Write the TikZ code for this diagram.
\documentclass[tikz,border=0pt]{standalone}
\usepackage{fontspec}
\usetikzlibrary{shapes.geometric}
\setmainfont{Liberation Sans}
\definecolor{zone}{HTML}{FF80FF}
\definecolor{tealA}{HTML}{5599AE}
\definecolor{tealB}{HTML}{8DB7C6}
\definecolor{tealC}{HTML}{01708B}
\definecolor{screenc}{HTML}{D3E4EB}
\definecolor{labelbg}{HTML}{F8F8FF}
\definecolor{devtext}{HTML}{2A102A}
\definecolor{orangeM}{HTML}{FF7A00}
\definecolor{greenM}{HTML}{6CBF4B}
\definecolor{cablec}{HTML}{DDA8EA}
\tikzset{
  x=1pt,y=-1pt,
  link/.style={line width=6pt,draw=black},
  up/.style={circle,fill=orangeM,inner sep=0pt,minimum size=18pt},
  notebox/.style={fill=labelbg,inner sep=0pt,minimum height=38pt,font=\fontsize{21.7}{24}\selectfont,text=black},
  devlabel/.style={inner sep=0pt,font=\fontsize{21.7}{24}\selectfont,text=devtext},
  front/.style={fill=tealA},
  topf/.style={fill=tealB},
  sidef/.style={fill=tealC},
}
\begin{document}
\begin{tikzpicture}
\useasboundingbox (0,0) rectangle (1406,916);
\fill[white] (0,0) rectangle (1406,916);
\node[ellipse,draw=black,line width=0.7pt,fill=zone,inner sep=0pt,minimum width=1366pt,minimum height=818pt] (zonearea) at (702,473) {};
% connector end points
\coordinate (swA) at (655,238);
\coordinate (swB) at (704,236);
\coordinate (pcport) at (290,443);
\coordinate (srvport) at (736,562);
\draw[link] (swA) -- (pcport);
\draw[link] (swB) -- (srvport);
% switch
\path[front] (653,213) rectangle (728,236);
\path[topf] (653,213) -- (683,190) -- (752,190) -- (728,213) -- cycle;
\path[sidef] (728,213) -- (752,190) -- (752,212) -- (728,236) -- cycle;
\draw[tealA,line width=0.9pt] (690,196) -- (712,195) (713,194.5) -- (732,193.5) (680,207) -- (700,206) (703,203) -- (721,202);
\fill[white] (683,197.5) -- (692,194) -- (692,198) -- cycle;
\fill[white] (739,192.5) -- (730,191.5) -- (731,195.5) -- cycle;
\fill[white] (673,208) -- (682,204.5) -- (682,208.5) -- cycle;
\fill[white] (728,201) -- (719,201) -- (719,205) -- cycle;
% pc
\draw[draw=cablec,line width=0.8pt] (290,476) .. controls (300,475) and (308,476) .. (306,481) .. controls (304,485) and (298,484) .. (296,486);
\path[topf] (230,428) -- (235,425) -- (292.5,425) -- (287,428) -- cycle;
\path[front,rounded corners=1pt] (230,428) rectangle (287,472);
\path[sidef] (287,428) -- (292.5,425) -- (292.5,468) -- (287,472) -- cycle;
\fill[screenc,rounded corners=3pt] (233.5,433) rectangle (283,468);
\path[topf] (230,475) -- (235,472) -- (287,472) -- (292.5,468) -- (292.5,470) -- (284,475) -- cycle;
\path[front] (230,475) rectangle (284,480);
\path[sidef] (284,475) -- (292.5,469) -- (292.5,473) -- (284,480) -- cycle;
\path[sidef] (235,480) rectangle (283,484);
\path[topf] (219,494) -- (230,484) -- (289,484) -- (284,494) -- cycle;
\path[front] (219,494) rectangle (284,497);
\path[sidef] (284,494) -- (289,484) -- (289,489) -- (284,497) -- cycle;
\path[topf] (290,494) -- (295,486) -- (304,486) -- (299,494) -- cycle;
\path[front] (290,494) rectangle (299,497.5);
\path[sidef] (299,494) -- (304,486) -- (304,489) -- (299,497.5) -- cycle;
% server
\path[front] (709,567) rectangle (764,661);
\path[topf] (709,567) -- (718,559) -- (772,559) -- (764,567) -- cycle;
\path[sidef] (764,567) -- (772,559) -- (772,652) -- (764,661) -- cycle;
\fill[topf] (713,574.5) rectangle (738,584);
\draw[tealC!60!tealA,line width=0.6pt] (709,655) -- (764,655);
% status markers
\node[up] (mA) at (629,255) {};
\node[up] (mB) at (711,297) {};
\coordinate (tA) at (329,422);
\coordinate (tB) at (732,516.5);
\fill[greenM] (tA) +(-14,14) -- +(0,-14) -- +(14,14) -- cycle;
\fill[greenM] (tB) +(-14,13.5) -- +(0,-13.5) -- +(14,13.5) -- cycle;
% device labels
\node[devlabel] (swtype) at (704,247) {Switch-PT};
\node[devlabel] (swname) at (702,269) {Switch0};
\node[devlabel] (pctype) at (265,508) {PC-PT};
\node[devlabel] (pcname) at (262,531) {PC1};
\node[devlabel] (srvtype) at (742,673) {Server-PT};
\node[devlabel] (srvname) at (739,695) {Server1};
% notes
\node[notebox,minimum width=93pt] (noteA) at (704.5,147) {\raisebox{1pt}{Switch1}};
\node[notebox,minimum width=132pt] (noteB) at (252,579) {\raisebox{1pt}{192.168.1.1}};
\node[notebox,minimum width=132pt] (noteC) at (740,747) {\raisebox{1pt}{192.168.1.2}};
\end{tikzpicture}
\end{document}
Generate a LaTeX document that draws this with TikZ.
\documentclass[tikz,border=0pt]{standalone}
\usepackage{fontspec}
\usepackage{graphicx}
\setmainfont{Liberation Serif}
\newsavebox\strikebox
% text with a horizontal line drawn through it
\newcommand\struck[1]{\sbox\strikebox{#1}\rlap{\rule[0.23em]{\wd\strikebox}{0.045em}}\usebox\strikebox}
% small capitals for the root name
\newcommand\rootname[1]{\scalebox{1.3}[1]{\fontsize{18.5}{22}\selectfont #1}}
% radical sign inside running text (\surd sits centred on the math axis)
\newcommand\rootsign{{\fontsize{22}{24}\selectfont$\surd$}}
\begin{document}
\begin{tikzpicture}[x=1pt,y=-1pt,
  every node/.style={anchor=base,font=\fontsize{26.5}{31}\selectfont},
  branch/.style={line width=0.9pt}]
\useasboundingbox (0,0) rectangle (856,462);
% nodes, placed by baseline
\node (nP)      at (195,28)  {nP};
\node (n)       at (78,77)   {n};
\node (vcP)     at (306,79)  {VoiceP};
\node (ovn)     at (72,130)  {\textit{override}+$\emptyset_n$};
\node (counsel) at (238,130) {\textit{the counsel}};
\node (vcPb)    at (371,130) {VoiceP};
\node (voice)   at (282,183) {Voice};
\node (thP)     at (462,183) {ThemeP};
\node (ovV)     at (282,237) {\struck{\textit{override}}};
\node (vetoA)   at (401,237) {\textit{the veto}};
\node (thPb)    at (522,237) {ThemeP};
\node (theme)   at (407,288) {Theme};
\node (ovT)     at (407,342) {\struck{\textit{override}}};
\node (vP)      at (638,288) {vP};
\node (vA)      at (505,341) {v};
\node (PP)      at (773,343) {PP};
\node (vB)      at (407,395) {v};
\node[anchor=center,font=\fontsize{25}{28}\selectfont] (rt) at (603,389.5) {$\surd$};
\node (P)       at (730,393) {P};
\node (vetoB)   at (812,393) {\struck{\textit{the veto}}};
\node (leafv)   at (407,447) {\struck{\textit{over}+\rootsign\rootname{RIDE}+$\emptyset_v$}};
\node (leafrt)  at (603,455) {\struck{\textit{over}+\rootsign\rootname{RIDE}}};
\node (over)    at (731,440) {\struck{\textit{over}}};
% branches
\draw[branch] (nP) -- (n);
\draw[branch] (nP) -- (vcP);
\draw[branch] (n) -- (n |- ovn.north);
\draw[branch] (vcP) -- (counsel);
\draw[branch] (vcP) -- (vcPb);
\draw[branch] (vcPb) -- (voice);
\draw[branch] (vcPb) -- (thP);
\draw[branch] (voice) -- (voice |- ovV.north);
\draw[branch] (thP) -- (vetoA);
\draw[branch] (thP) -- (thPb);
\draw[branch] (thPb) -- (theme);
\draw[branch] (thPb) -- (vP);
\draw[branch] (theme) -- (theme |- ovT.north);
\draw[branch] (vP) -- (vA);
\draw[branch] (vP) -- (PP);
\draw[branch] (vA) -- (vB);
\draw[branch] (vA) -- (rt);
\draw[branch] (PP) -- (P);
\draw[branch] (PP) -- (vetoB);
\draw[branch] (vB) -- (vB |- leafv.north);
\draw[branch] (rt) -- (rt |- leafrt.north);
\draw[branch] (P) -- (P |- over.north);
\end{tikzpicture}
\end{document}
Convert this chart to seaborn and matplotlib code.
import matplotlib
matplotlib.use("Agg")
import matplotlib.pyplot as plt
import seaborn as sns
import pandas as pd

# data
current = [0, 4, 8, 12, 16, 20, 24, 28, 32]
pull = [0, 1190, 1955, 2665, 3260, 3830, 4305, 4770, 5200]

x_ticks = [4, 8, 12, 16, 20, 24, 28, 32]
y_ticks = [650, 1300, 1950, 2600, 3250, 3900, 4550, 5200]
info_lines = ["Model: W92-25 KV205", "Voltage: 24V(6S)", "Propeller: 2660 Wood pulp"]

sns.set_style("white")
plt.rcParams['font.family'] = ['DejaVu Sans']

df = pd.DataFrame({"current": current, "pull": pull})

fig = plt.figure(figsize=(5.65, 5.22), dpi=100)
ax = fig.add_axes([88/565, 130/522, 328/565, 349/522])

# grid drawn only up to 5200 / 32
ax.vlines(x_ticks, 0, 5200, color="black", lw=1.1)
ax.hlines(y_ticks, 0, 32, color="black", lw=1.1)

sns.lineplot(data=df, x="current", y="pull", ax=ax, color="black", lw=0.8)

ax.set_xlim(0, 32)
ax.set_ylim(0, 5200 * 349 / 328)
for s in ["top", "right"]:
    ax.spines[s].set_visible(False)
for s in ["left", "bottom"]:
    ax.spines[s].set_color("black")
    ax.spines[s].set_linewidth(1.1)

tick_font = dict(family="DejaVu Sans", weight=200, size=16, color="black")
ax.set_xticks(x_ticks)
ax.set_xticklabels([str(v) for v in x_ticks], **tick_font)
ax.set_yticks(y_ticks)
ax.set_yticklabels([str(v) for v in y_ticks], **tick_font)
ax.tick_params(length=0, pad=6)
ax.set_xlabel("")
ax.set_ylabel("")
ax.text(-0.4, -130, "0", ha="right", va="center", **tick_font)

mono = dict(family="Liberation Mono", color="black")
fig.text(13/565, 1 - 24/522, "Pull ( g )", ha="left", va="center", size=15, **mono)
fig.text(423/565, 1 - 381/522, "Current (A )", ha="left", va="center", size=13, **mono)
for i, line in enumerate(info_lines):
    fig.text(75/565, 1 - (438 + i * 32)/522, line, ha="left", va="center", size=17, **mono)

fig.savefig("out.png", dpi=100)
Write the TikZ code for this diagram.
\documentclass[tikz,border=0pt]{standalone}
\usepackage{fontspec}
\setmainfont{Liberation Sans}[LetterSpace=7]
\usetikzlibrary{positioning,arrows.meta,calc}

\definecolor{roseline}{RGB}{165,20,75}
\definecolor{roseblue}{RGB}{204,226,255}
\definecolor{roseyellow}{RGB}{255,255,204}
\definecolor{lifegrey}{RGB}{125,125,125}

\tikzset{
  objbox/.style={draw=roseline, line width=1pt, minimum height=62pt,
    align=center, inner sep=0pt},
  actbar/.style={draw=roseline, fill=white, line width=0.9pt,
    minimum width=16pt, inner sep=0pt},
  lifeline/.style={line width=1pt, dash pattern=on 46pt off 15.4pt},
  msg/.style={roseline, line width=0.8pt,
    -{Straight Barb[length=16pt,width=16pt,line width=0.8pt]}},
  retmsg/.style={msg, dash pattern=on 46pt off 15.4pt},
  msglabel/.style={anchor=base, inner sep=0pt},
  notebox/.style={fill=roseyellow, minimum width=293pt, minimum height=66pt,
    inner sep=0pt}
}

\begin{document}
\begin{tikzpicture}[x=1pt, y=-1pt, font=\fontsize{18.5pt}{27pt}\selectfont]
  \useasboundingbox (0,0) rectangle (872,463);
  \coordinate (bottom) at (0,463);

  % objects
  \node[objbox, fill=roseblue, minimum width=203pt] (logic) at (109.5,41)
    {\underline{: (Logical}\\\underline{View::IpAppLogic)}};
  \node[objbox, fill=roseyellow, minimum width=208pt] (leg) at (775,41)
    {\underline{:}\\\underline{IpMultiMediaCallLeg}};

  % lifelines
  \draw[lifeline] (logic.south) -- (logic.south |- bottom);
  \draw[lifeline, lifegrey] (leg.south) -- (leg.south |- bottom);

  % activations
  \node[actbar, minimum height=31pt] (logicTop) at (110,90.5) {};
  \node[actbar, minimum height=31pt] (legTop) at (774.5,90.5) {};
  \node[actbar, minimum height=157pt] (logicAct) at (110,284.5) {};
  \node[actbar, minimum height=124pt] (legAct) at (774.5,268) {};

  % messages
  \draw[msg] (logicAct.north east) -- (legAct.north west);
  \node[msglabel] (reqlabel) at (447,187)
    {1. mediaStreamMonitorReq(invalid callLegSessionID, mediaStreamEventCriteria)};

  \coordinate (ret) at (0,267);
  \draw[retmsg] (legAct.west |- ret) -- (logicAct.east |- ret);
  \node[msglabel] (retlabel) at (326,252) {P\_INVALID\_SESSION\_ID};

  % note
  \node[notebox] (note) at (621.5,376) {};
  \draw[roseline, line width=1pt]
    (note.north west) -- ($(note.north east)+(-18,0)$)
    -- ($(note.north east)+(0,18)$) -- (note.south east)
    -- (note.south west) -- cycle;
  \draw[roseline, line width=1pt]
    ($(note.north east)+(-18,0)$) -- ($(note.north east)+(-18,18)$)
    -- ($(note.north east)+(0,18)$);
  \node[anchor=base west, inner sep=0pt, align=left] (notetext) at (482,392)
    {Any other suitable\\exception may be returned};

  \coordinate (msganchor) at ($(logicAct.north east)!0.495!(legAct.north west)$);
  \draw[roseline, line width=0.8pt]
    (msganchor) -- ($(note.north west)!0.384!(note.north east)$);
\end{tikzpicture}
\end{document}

########################################

> _STATED EXERCISE_: Locate all lines in the listing above with the word "matplotlib" and copy them.

> _ANSWER_:
Convert this chart to seaborn and matplotlib code.
import matplotlib
matplotlib.use("Agg")
import matplotlib.pyplot as plt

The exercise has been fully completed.